A triplex is a single building that contains three separate, self-contained dwelling units, making it a specific classification of multi-family housing. Each unit within the structure functions as an independent residence, complete with its own kitchen, bathroom, living area, and a separate exterior entrance or access point. The entire structure is typically owned under one title by a single entity or individual. This type of property is designed to house multiple families, which places it within the broader category of residential multi-unit structures. The definition is strictly numerical, focusing on the count of three independent residences within one shared foundation and roofing system.
Structural Characteristics and Layouts
The physical structure of a triplex can vary significantly, often utilizing different configurations to maximize lot space and privacy. One common architectural style is the stacked configuration, where the three units are built vertically, occupying one floor each in a three-story building. This vertical arrangement is often seen in older, converted large single-family homes or urban infill construction.
Another layout is the side-by-side design, where the units share common vertical walls, similar to a row house or townhouse structure. Less common are front-to-back configurations or a mix of styles, where some units may be stacked while others are arranged horizontally. Regardless of the orientation, a defining feature is that each unit maintains a separate entrance, which enhances privacy and independence for the residents. While the units are distinct, the building often shares common elements like driveways, utility meters, and sometimes a main entryway, or a shared yard space.
Distinguishing Triplexes from Other Multi-Family Housing
The primary factor differentiating a triplex from other multi-family properties is the exact number of residential units contained within the single structure. A duplex, the most structurally similar counterpart, is defined by having two separate units, while a fourplex, or quadplex, contains four units. Triplexes occupy the precise middle ground in this small multi-family housing category.
This distinction is important because properties with two to four units are often grouped together for specific lending and zoning purposes. Once a building contains five or more units, it is generally reclassified as commercial real estate, which subjects it to different financing instruments and more stringent regulatory oversight. Therefore, the triplex represents the middle density level before a property transitions into the larger, more complex apartment building classification.
Financing and Investment Potential
The triplex offers significant financial appeal, often serving as an entry point for real estate investors due to its ability to generate multiple streams of rental income. A major advantage is that properties with two to four units are still considered residential for lending purposes, allowing buyers to utilize conventional residential mortgages. These loans, including FHA and VA options, typically feature lower down payment requirements and more favorable interest rates compared to the commercial loans required for properties with five or more units.

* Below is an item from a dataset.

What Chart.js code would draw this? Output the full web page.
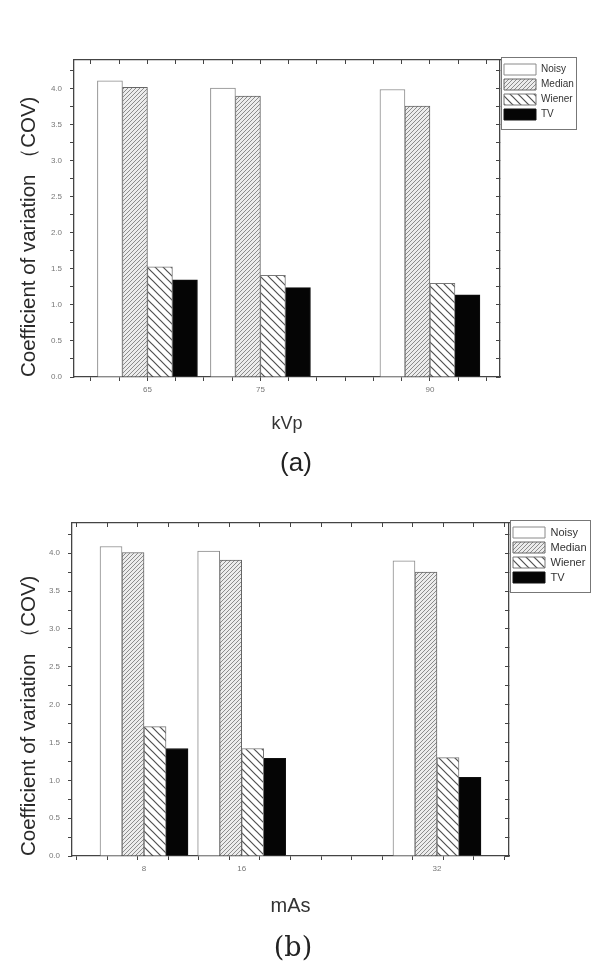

An investor planning to occupy one of the units can qualify for a conventional loan with a down payment as low as 5% or an FHA loan with 3.5% down, provided the property will be their primary residence. This strategy is commonly known as “house hacking,” where the owner lives in one unit while the rental income from the other two units is used to offset or potentially cover the entire mortgage payment. Lenders often allow 75% of the projected rental income from the non-owner-occupied units to be factored into the borrower’s qualifying income, which significantly improves the debt-to-income ratio for loan approval. The presence of two rental units in a triplex provides a greater financial safety net than a duplex; a single vacancy in a triplex results in a 33% loss of rental income, compared to a 50% loss in a duplex.
Zoning and Regulatory Considerations
Owning or building a triplex requires careful navigation of local zoning and regulatory frameworks, which dictate how land can be used within a municipality. Triplexes typically fall under multi-family residential zoning classifications, often designated as R-3 or a similarly numbered category that permits three dwelling units on a single lot. The specific requirements for building size, lot coverage, height, and setbacks are governed by these local ordinances, which can vary widely from one city to the next.

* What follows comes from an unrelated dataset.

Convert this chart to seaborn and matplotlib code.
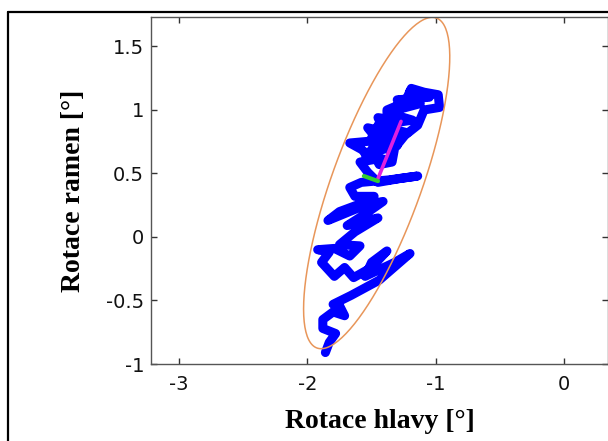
import matplotlib
matplotlib.use("Agg")
import matplotlib.pyplot as plt
import numpy as np
import pandas as pd
import seaborn as sns
from matplotlib.lines import Line2D

# trajectory of head vs shoulder rotation (bottom -> top)
head_rot = [-1.86, -1.83, -1.78, -1.88, -1.88, -1.80, -1.71, -1.75, -1.80, -1.66,
            -1.44, -1.20, -1.32, -1.55, -1.50, -1.38, -1.50, -1.64, -1.71, -1.79,
            -1.89, -1.83, -1.92, -1.79, -1.67, -1.59, -1.75, -1.63, -1.45, -1.58,
            -1.69, -1.55, -1.41, -1.55, -1.84, -1.75, -1.59, -1.48, -1.63, -1.67,
            -1.58, -1.36, -1.14, -1.28, -1.45, -1.53, -1.59, -1.48, -1.58, -1.67,
            -1.45, -1.53, -1.40, -1.45, -1.32, -1.38, -1.24, -1.19, -1.09, -0.98,
            -0.97, -1.09, -1.14, -1.24, -1.32, -1.34, -1.44, -1.50, -1.40, -1.32,
            -1.36, -1.55, -1.30, -1.50, -1.22, -1.45, -1.18, -1.38, -1.12, -1.30,
            -1.05, -1.20]
shoulder_rot = [-0.91, -0.83, -0.76, -0.72, -0.65, -0.59, -0.62, -0.54, -0.53, -0.46,
                -0.34, -0.13, -0.20, -0.31, -0.20, -0.11, -0.24, -0.32, -0.24, -0.31,
                -0.20, -0.12, -0.10, -0.09, -0.15, -0.07, -0.06, 0.04, 0.15, 0.12,
                0.09, 0.18, 0.28, 0.25, 0.13, 0.20, 0.26, 0.32, 0.32, 0.39,
                0.43, 0.45, 0.48, 0.46, 0.43, 0.51, 0.59, 0.61, 0.69, 0.74,
                0.76, 0.86, 0.83, 0.94, 0.92, 1.00, 1.06, 1.17, 1.14, 1.12,
                1.02, 1.00, 0.88, 0.80, 0.70, 0.59, 0.57, 0.69, 0.72, 0.86,
                0.60, 0.65, 0.72, 0.78, 0.82, 0.88, 0.92, 0.98, 1.05, 1.08,
                1.10, 1.15]

# confidence ellipse: centre, semi-axes, tilt in degrees
ell_center = (-1.46, 0.425)
ell_axes = (1.38, 0.35)
ell_angle = 70.3

# principal axes drawn from the centre
major_x = [-1.45, -1.27]
major_y = [0.46, 0.91]
minor_x = [-1.56, -1.45]
minor_y = [0.48, 0.44]

sns.set_style("ticks")
plt.rcParams["font.family"] = ["DejaVu Sans"]

fig = plt.figure(figsize=(6.08, 4.41), dpi=100)
ax = fig.add_axes([151 / 608, 77 / 441, 457 / 608, 347 / 441])

t = np.linspace(0, 2 * np.pi, 200)
th = np.deg2rad(ell_angle)
ex = ell_center[0] + ell_axes[0] * np.cos(t) * np.cos(th) - ell_axes[1] * np.sin(t) * np.sin(th)
ey = ell_center[1] + ell_axes[0] * np.cos(t) * np.sin(th) + ell_axes[1] * np.sin(t) * np.cos(th)

traj = pd.DataFrame({"head": head_rot, "shoulder": shoulder_rot})
sns.lineplot(data=traj, x="head", y="shoulder", sort=False, estimator=None,
             color="#0000ff", linewidth=6.5, ax=ax,
             solid_capstyle="round", solid_joinstyle="round")
sns.lineplot(x=ex, y=ey, sort=False, estimator=None, color="#e8965a",
             linewidth=1.1, ax=ax)
sns.lineplot(x=major_x, y=major_y, sort=False, estimator=None, color="#e020e0",
             linewidth=2.6, ax=ax)
sns.lineplot(x=minor_x, y=minor_y, sort=False, estimator=None, color="#33cc33",
             linewidth=3, ax=ax)

ax.set_xlim(-3.22, 0.344)
ax.set_ylim(-1, 1.732)
ax.set_xticks([-3, -2, -1, 0])
ax.set_xticklabels(["-3", "-2", "-1", "0"])
ax.set_yticks([-1, -0.5, 0, 0.5, 1, 1.5])
ax.set_yticklabels(["-1", "-0.5", "0", "0.5", "1", "1.5"])
ax.tick_params(direction="in", length=4, width=1, color="#333333",
               top=True, right=True, labelsize=14, labelcolor="#111111")
ax.tick_params(axis="x", pad=8)
ax.tick_params(axis="y", pad=5)
for s in ax.spines.values():
    s.set_color("#555555")
    s.set_linewidth(1)

lab_font = dict(family="Liberation Serif", fontweight="bold", fontsize=20, color="black")
ax.set_xlabel("Rotace hlavy [°]", labelpad=11, **lab_font)
ax.set_ylabel("Rotace ramen [°]", labelpad=14, **lab_font)

# outer frame of the embedded figure
fig.add_artist(Line2D([8 / 608, 8 / 608], [0, 1 - 12 / 441], color="black", linewidth=1.6))
fig.add_artist(Line2D([8 / 608, 1], [1 - 12 / 441, 1 - 12 / 441], color="black", linewidth=1.6))

fig.savefig("out.png", dpi=100, facecolor="white")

Due to the higher occupancy load, triplexes are often subject to more demanding building codes than single-family homes or duplexes. These regulations typically include stricter requirements for fire safety, such as the installation of fire suppression systems, and more rigorous standards for soundproofing between units. Before purchasing or developing a triplex, consulting with the local zoning department is necessary to ensure the property adheres to all permitting and regulatory guidelines for three-unit dwellings.